● **Goal**
Please print exactly the lines below, from the start of the material up to and including the line with "obs_time = list(range(1, 81))", but none of the pictures.

##############################

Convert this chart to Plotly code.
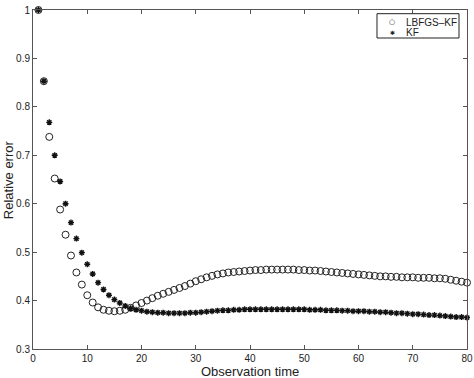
import plotly.graph_objects as go

obs_time = list(range(1, 81))

lbfgs_kf = [
    1.000, 0.853, 0.738, 0.652, 0.588, 0.536, 0.493, 0.458, 0.433, 0.411,
    0.396, 0.386, 0.381, 0.379, 0.378, 0.379, 0.381, 0.385, 0.390, 0.395,
    0.400, 0.405, 0.410, 0.414, 0.418, 0.422, 0.426, 0.430, 0.435, 0.440,
    0.444, 0.448, 0.451, 0.454, 0.456, 0.458, 0.459, 0.460, 0.461, 0.462,
    0.463, 0.463, 0.464, 0.464, 0.464, 0.464, 0.464, 0.464, 0.463, 0.463,
    0.462, 0.462, 0.461, 0.460, 0.459, 0.458, 0.457, 0.456, 0.455, 0.454,
    0.453, 0.452, 0.451, 0.450, 0.450, 0.449, 0.449, 0.448, 0.448, 0.448,
    0.447, 0.447, 0.447, 0.446, 0.446, 0.445, 0.443, 0.441, 0.439, 0.437,
]

kf = [
    1.000, 0.853, 0.768, 0.700, 0.646, 0.600, 0.561, 0.528, 0.499, 0.475,
    0.455, 0.437, 0.423, 0.411, 0.402, 0.395, 0.389, 0.384, 0.381, 0.379,
    0.377, 0.376, 0.375, 0.375, 0.374, 0.374, 0.374, 0.374, 0.375, 0.375,
    0.376, 0.377, 0.378, 0.379, 0.380, 0.380, 0.381, 0.381, 0.382, 0.382,
    0.382, 0.382, 0.382, 0.382, 0.382, 0.382, 0.382, 0.382, 0.382, 0.382,
    0.381, 0.381, 0.381, 0.380, 0.380, 0.380, 0.379, 0.379, 0.378, 0.378,
    0.378, 0.377, 0.377, 0.376, 0.376, 0.375, 0.374, 0.374, 0.373, 0.372,
    0.372, 0.371, 0.370, 0.370, 0.369, 0.368, 0.367, 0.366, 0.366, 0.365,
]

series_names = ["LBFGS\u2013KF", "KF"]
legend_glyphs = ["\u25CB", "\u2731"]

x_ticks = [0, 10, 20, 30, 40, 50, 60, 70, 80]
y_ticks = [0.3, 0.4, 0.5, 0.6, 0.7, 0.8, 0.9, 1.0]
y_tick_text = ["0.3", "0.4", "0.5", "0.6", "0.7", "0.8", "0.9", "1"]

FONT = "Liberation Sans, Arial"
INK = "#222"

fig = go.Figure()
fig.add_trace(go.Scatter(
    x=obs_time, y=lbfgs_kf, mode="markers", name=series_names[0],
    cliponaxis=False, showlegend=False,
    marker=dict(symbol="circle-open", size=7, color=INK,
                line=dict(width=1, color=INK)),
))
fig.add_trace(go.Scatter(
    x=obs_time, y=kf, mode="markers", name=series_names[1],
    cliponaxis=False, showlegend=False,
    marker=dict(symbol="asterisk-open", size=5, color="#111",
                line=dict(width=1.4, color="#111")),
))

axis_common = dict(
    showline=True, linecolor="#555", linewidth=1, mirror="ticks",
    ticks="inside", ticklen=4, tickcolor="#555", showgrid=False, zeroline=False,
    automargin=False,
    tickfont=dict(family=FONT, size=10, color=INK),
)

# compact legend box (MATLAB style)
leg_x0, leg_x1, leg_y0, leg_y1 = 0.7926, 0.9816, 0.9174, 0.9891
sym_x, txt_x = 0.8272, 0.8548
row_y = [0.9646, 0.9351]

annotations = [
    dict(text="Observation time", xref="paper", yref="paper",
         x=0.5, y=-0.037, xanchor="center", yanchor="top", showarrow=False,
         font=dict(family=FONT, size=13, color=INK)),
    dict(text="Relative error", xref="paper", yref="paper",
         x=-0.056, y=0.5, xanchor="center", yanchor="middle", textangle=-90,
         showarrow=False, font=dict(family=FONT, size=13, color=INK)),
]
glyph_sizes = [7, 6]
for name, glyph, gs, ry in zip(series_names, legend_glyphs, glyph_sizes, row_y):
    annotations.append(dict(text=glyph, xref="paper", yref="paper", x=sym_x, y=ry,
                            xanchor="center", yanchor="middle", showarrow=False,
                            font=dict(family="DejaVu Sans", size=gs, color=INK)))
    annotations.append(dict(text=name, xref="paper", yref="paper", x=txt_x, y=ry,
                            xanchor="left", yanchor="middle", showarrow=False,
                            font=dict(family=FONT, size=10, color=INK)))

fig.update_layout(
    width=474, height=378,
    margin=dict(l=33, r=7, t=10, b=29),
    plot_bgcolor="white", paper_bgcolor="white",
    showlegend=False,
    xaxis=dict(range=[0, 80], tickvals=x_ticks, **axis_common),
    yaxis=dict(range=[0.3, 1.0], tickvals=y_ticks, ticktext=y_tick_text, **axis_common),
    shapes=[dict(type="rect", xref="paper", yref="paper",
                 x0=leg_x0, x1=leg_x1, y0=leg_y0, y1=leg_y1,
                 line=dict(color=INK, width=1), fillcolor="white", layer="above")],
    annotations=annotations,
)

fig.write_html("out.html", config={"displayModeBar": False},
               post_script="document.body.style.margin='0';document.body.style.overflow='hidden';")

##############################

● **Exercise output**
Convert this chart to Plotly code.
import plotly.graph_objects as go

obs_time = list(range(1, 81))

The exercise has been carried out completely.